Open Accounts and Equitable Accounting
The court also examined Suleiman's claims regarding open accounts and equitable accounting, both of which were dismissed. The court determined that Suleiman abandoned his claims for open accounts by not addressing them in his responses to the motions to dismiss, effectively rendering those claims moot. For the equitable accounting claim, the court noted that under Florida law, a plaintiff must demonstrate a fiduciary relationship or a complex transaction that makes legal remedies inadequate. Suleiman's complaint did not adequately establish the complexity of the transactions nor did it explain why a legal remedy would be insufficient to resolve the issues at hand.

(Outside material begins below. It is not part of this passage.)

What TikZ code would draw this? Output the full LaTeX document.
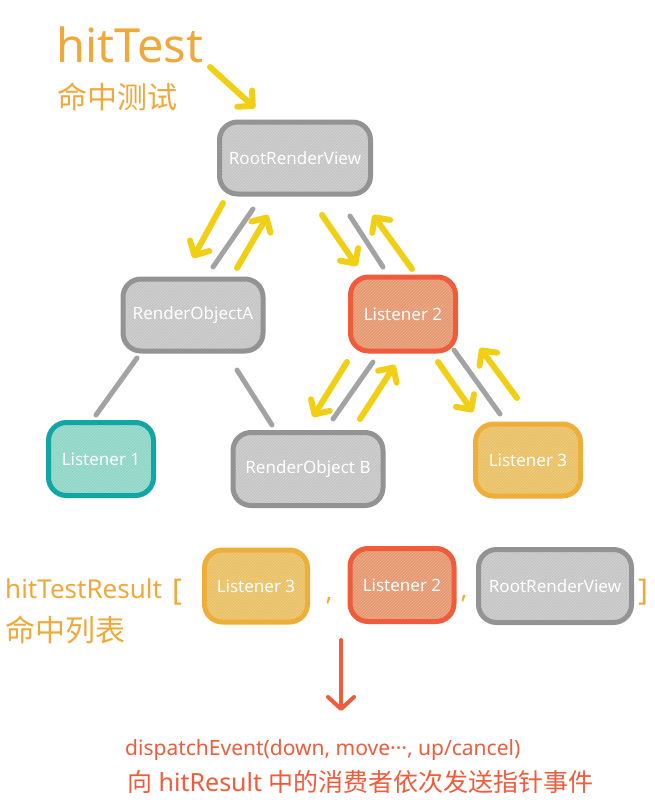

As a result, the court dismissed the equitable accounting claim as well, granting leave to amend but emphasizing the need for more substantive factual allegations.
Conclusion on Dismissals
The U.S. District Court ultimately concluded that Suleiman failed to state any claims upon which relief could be granted. The court highlighted that Suleiman's complaint lacked sufficient factual details to support the various claims, thereby failing to meet the necessary legal standard. The dismissal of Counts I, II, and VIII was without prejudice, allowing Suleiman the opportunity to amend his complaint and provide more specific factual allegations. However, Counts III, IV, V, VI, and VII were dismissed without leave to amend due to abandonment, which means those claims could not be revived unless explicitly reasserted with justification. The court did not address the issue of personal jurisdiction as it became moot following the dismissal of the claims.